◆ INFORMATION SUPPLIED
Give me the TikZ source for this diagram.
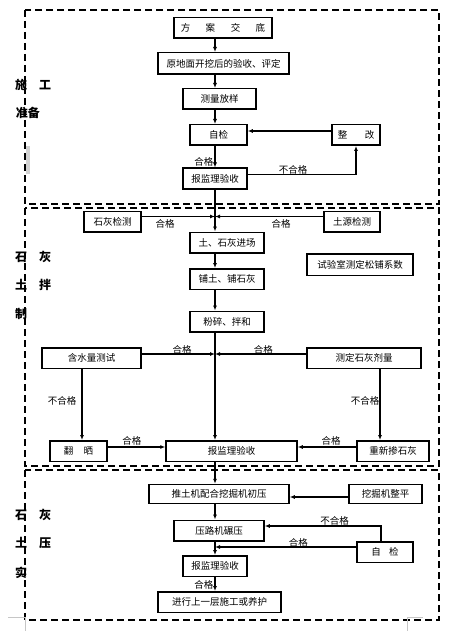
\documentclass[tikz,border=0pt]{standalone}
\usepackage{fontspec}
\newfontfamily\cjk{Noto Sans CJK SC}
\usetikzlibrary{arrows.meta}
\tikzset{
  box/.style={draw, line width=1.5pt, inner sep=0pt, minimum height=20.5pt, font=\cjk\fontsize{9.5}{11}\selectfont},
  lab/.style={inner sep=1pt, font=\cjk\fontsize{9.5}{11}\selectfont},
  side/.style={inner sep=0pt, font=\cjk\bfseries\fontsize{12}{14}\selectfont},
  arr/.style={line width=1.2pt, -{Latex[length=5pt,width=4pt]}},
  zone/.style={line width=1.6pt, dash pattern=on 7pt off 4pt},
}
\begin{document}
\begin{tikzpicture}[x=1pt, y=-1pt]
	\useasboundingbox (0,0) rectangle (464,631);
	% zones and side titles
	\draw[zone] (25,10) rectangle (439,204);
	\draw[zone] (25,208) rectangle (439,466);
	\draw[zone] (25,470) rectangle (439,620);
	\fill[gray!35] (26,146) rectangle (30,174);
	\draw[gray!45, line width=0.6pt] (8,617) -- (25,617) -- (25,631);
	\draw[gray!45, line width=0.6pt] (423,617) -- (407,617) -- (407,631);
	\node[side] (zbA) at (33,85) {施\hspace{12pt}工};
	\node[side] (zbB) at (28,113) {准备};
	\node[side] (bhA) at (33,257) {石\hspace{12pt}灰};
	\node[side] (bhB) at (33,285) {土\hspace{12pt}拌};
	\node[side] (bhC) at (21,314) {制};
	\node[side] (ysA) at (33,515) {石\hspace{12pt}灰};
	\node[side] (ysB) at (33,543) {土\hspace{12pt}压};
	\node[side] (ysC) at (21,573) {实};
	\coordinate (axis) at (215,0);
	% preparation
	\node[box, minimum width=98pt] (fajd) at (223,28) {方\hspace{15.5pt}案\hspace{15.5pt}交\hspace{15.5pt}底};
	\node[box, minimum width=131pt, minimum height=21.5pt] (ydm) at (223.5,63.5) {原地面开挖后的验收、评定};
	\node[box, minimum width=73pt] (clfy) at (219.5,99) {测量放样};
	\node[box, minimum width=57pt] (zjA) at (218.5,135) {自检};
	\node[box, minimum width=48pt] (zg) at (356,135) {整\hspace{17.5pt}改};
	\node[box, minimum width=64pt] (bjA) at (215,178.5) {报监理验收};
	% mixing
	\node[box, minimum width=57pt] (shjc) at (112.5,221.5) {石灰检测};
	\node[box, minimum width=56pt] (tyjc) at (352,221.5) {土源检测};
	\node[box, minimum width=74pt] (tsh) at (227,242.5) {土、石灰进场};
	\node[box, minimum width=74pt] (ptu) at (227,279) {铺土、铺石灰};
	\node[box, minimum width=74pt] (fs) at (227,321.5) {粉碎、拌和};
	\node[box, minimum width=106pt, minimum height=21.5pt] (sys) at (360,264.5) {试验室测定松铺系数};
	\node[box, minimum width=99pt] (hsl) at (91.5,358) {含水量测试};
	\node[box, minimum width=114pt] (sdsh) at (364,358) {测定石灰剂量};
	\node[box, minimum width=57pt] (fsh) at (78.5,451) {翻\hspace{10.5pt}晒};
	\node[box, minimum width=131pt] (bjB) at (231.5,451) {报监理验收};
	\node[box, minimum width=72pt] (cxc) at (393,451) {重新掺石灰};
	% compaction
	\node[box, minimum width=140pt, minimum height=19pt] (ttj) at (219,494) {推土机配合挖掘机初压};
	\node[box, minimum width=73pt, minimum height=19pt] (wjj) at (385.5,494) {挖掘机整平};
	\node[box, minimum width=90pt] (yl) at (219,530.5) {压路机碾压};
	\node[box, minimum width=56pt] (zjB) at (385,552) {自\hspace{8.5pt}检};
	\node[box, minimum width=64pt] (bjC) at (215,566) {报监理验收};
	\node[box, minimum width=123pt] (jx) at (219.5,602) {进行上一层施工或养护};
	% connectors
	\draw[arr] (fajd.south -| axis) -- (ydm.north -| axis);
	\draw[arr] (ydm.south -| axis) -- (clfy.north -| axis);
	\draw[arr] (clfy.south -| axis) -- (zjA.north -| axis);
	\draw[arr] (zjA.south -| axis) -- node[lab, pos=0.75, left=0pt] {合格} (bjA.north -| axis);
	\draw[arr] ([yshift=4pt]bjA.east) -| node[lab, pos=0.21, above=-1pt] {不合格} (zg.south);
	\draw[arr] ([yshift=4pt]zg.west) -- ([yshift=4pt]zjA.east);
	\draw[arr] (bjA.south -| axis) -- (tsh.north -| axis);
	\draw[arr] ([yshift=5pt]shjc.east) -- node[lab, pos=0.32, below=1pt] {合格} ([yshift=5pt]shjc.east -| axis);
	\draw[arr] ([yshift=5pt]tyjc.west) -- node[lab, pos=0.39, below=1pt] {合格} ([yshift=5pt]tyjc.west -| axis);
	\draw[arr] (tsh.south -| axis) -- (ptu.north -| axis);
	\draw[arr] (ptu.south -| axis) -- (fs.north -| axis);
	\draw[arr] (fs.south -| axis) -- (bjB.north -| axis);
	\draw[arr] ([yshift=4pt]hsl.east) -- node[lab, pos=0.55, above=-2pt] {合格} ([yshift=4pt]hsl.east -| axis);
	\draw[arr] ([yshift=4pt]sdsh.west) -- node[lab, pos=0.47, above=-2pt] {合格} ([yshift=4pt]sdsh.west -| axis);
	\draw[arr] ([xshift=-9.5pt]hsl.south) -- node[lab, pos=0.45, left=4pt] {不合格} ([xshift=-9.5pt]hsl.south |- fsh.north);
	\draw[arr] ([xshift=16pt]sdsh.south) -- node[lab, pos=0.45, left=-1pt] {不合格} ([xshift=16pt]sdsh.south |- cxc.north);
	\draw[arr] ([yshift=4pt]fsh.east) -- node[lab, pos=0.42, above=0pt] {合格} ([yshift=4pt]fsh.east -| bjB.west);
	\draw[arr] ([yshift=4pt]cxc.west) -- node[lab, pos=0.43, above=0pt] {合格} ([yshift=4pt]cxc.west -| bjB.east);
	\draw[arr] (bjB.south -| axis) -- (ttj.north -| axis);
	\draw[arr] ([yshift=-3pt]wjj.west) -- ([yshift=-3pt]wjj.west -| ttj.east);
	\draw[arr] (ttj.south -| axis) -- (yl.north -| axis);
	\draw[arr] ([xshift=-4pt]zjB.north) |- node[lab, pos=0.7, above=-1pt] {不合格} ([yshift=4.5pt]yl.east);
	\draw[arr] ([yshift=5pt]zjB.west) -- node[lab, pos=0.41, above=-2pt] {合格} ([yshift=5pt]zjB.west -| axis);
	\draw[arr] (yl.south -| axis) -- (bjC.north -| axis);
	\draw[arr] (bjC.south -| axis) -- node[lab, pos=0.55, left=0pt] {合格} (jx.north -| axis);
\end{tikzpicture}
\end{document}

◆ WORK INSTRUCTIONS
Write out every line above exactly as it is, leaving out the pictures.

◆ SOLUTION TO THIS TASK
Give me the TikZ source for this diagram.
\documentclass[tikz,border=0pt]{standalone}
\usepackage{fontspec}
\newfontfamily\cjk{Noto Sans CJK SC}
\usetikzlibrary{arrows.meta}
\tikzset{
  box/.style={draw, line width=1.5pt, inner sep=0pt, minimum height=20.5pt, font=\cjk\fontsize{9.5}{11}\selectfont},
  lab/.style={inner sep=1pt, font=\cjk\fontsize{9.5}{11}\selectfont},
  side/.style={inner sep=0pt, font=\cjk\bfseries\fontsize{12}{14}\selectfont},
  arr/.style={line width=1.2pt, -{Latex[length=5pt,width=4pt]}},
  zone/.style={line width=1.6pt, dash pattern=on 7pt off 4pt},
}
\begin{document}
\begin{tikzpicture}[x=1pt, y=-1pt]
	\useasboundingbox (0,0) rectangle (464,631);
	% zones and side titles
	\draw[zone] (25,10) rectangle (439,204);
	\draw[zone] (25,208) rectangle (439,466);
	\draw[zone] (25,470) rectangle (439,620);
	\fill[gray!35] (26,146) rectangle (30,174);
	\draw[gray!45, line width=0.6pt] (8,617) -- (25,617) -- (25,631);
	\draw[gray!45, line width=0.6pt] (423,617) -- (407,617) -- (407,631);
	\node[side] (zbA) at (33,85) {施\hspace{12pt}工};
	\node[side] (zbB) at (28,113) {准备};
	\node[side] (bhA) at (33,257) {石\hspace{12pt}灰};
	\node[side] (bhB) at (33,285) {土\hspace{12pt}拌};
	\node[side] (bhC) at (21,314) {制};
	\node[side] (ysA) at (33,515) {石\hspace{12pt}灰};
	\node[side] (ysB) at (33,543) {土\hspace{12pt}压};
	\node[side] (ysC) at (21,573) {实};
	\coordinate (axis) at (215,0);
	% preparation
	\node[box, minimum width=98pt] (fajd) at (223,28) {方\hspace{15.5pt}案\hspace{15.5pt}交\hspace{15.5pt}底};
	\node[box, minimum width=131pt, minimum height=21.5pt] (ydm) at (223.5,63.5) {原地面开挖后的验收、评定};
	\node[box, minimum width=73pt] (clfy) at (219.5,99) {测量放样};
	\node[box, minimum width=57pt] (zjA) at (218.5,135) {自检};
	\node[box, minimum width=48pt] (zg) at (356,135) {整\hspace{17.5pt}改};
	\node[box, minimum width=64pt] (bjA) at (215,178.5) {报监理验收};
	% mixing
	\node[box, minimum width=57pt] (shjc) at (112.5,221.5) {石灰检测};
	\node[box, minimum width=56pt] (tyjc) at (352,221.5) {土源检测};
	\node[box, minimum width=74pt] (tsh) at (227,242.5) {土、石灰进场};
	\node[box, minimum width=74pt] (ptu) at (227,279) {铺土、铺石灰};
	\node[box, minimum width=74pt] (fs) at (227,321.5) {粉碎、拌和};
	\node[box, minimum width=106pt, minimum height=21.5pt] (sys) at (360,264.5) {试验室测定松铺系数};
	\node[box, minimum width=99pt] (hsl) at (91.5,358) {含水量测试};
	\node[box, minimum width=114pt] (sdsh) at (364,358) {测定石灰剂量};
	\node[box, minimum width=57pt] (fsh) at (78.5,451) {翻\hspace{10.5pt}晒};
	\node[box, minimum width=131pt] (bjB) at (231.5,451) {报监理验收};
	\node[box, minimum width=72pt] (cxc) at (393,451) {重新掺石灰};
	% compaction
	\node[box, minimum width=140pt, minimum height=19pt] (ttj) at (219,494) {推土机配合挖掘机初压};
	\node[box, minimum width=73pt, minimum height=19pt] (wjj) at (385.5,494) {挖掘机整平};
	\node[box, minimum width=90pt] (yl) at (219,530.5) {压路机碾压};
	\node[box, minimum width=56pt] (zjB) at (385,552) {自\hspace{8.5pt}检};
	\node[box, minimum width=64pt] (bjC) at (215,566) {报监理验收};
	\node[box, minimum width=123pt] (jx) at (219.5,602) {进行上一层施工或养护};
	% connectors
	\draw[arr] (fajd.south -| axis) -- (ydm.north -| axis);
	\draw[arr] (ydm.south -| axis) -- (clfy.north -| axis);
	\draw[arr] (clfy.south -| axis) -- (zjA.north -| axis);
	\draw[arr] (zjA.south -| axis) -- node[lab, pos=0.75, left=0pt] {合格} (bjA.north -| axis);
	\draw[arr] ([yshift=4pt]bjA.east) -| node[lab, pos=0.21, above=-1pt] {不合格} (zg.south);
	\draw[arr] ([yshift=4pt]zg.west) -- ([yshift=4pt]zjA.east);
	\draw[arr] (bjA.south -| axis) -- (tsh.north -| axis);
	\draw[arr] ([yshift=5pt]shjc.east) -- node[lab, pos=0.32, below=1pt] {合格} ([yshift=5pt]shjc.east -| axis);
	\draw[arr] ([yshift=5pt]tyjc.west) -- node[lab, pos=0.39, below=1pt] {合格} ([yshift=5pt]tyjc.west -| axis);
	\draw[arr] (tsh.south -| axis) -- (ptu.north -| axis);
	\draw[arr] (ptu.south -| axis) -- (fs.north -| axis);
	\draw[arr] (fs.south -| axis) -- (bjB.north -| axis);
	\draw[arr] ([yshift=4pt]hsl.east) -- node[lab, pos=0.55, above=-2pt] {合格} ([yshift=4pt]hsl.east -| axis);
	\draw[arr] ([yshift=4pt]sdsh.west) -- node[lab, pos=0.47, above=-2pt] {合格} ([yshift=4pt]sdsh.west -| axis);
	\draw[arr] ([xshift=-9.5pt]hsl.south) -- node[lab, pos=0.45, left=4pt] {不合格} ([xshift=-9.5pt]hsl.south |- fsh.north);
	\draw[arr] ([xshift=16pt]sdsh.south) -- node[lab, pos=0.45, left=-1pt] {不合格} ([xshift=16pt]sdsh.south |- cxc.north);
	\draw[arr] ([yshift=4pt]fsh.east) -- node[lab, pos=0.42, above=0pt] {合格} ([yshift=4pt]fsh.east -| bjB.west);
	\draw[arr] ([yshift=4pt]cxc.west) -- node[lab, pos=0.43, above=0pt] {合格} ([yshift=4pt]cxc.west -| bjB.east);
	\draw[arr] (bjB.south -| axis) -- (ttj.north -| axis);
	\draw[arr] ([yshift=-3pt]wjj.west) -- ([yshift=-3pt]wjj.west -| ttj.east);
	\draw[arr] (ttj.south -| axis) -- (yl.north -| axis);
	\draw[arr] ([xshift=-4pt]zjB.north) |- node[lab, pos=0.7, above=-1pt] {不合格} ([yshift=4.5pt]yl.east);
	\draw[arr] ([yshift=5pt]zjB.west) -- node[lab, pos=0.41, above=-2pt] {合格} ([yshift=5pt]zjB.west -| axis);
	\draw[arr] (yl.south -| axis) -- (bjC.north -| axis);
	\draw[arr] (bjC.south -| axis) -- node[lab, pos=0.55, left=0pt] {合格} (jx.north -| axis);
\end{tikzpicture}
\end{document}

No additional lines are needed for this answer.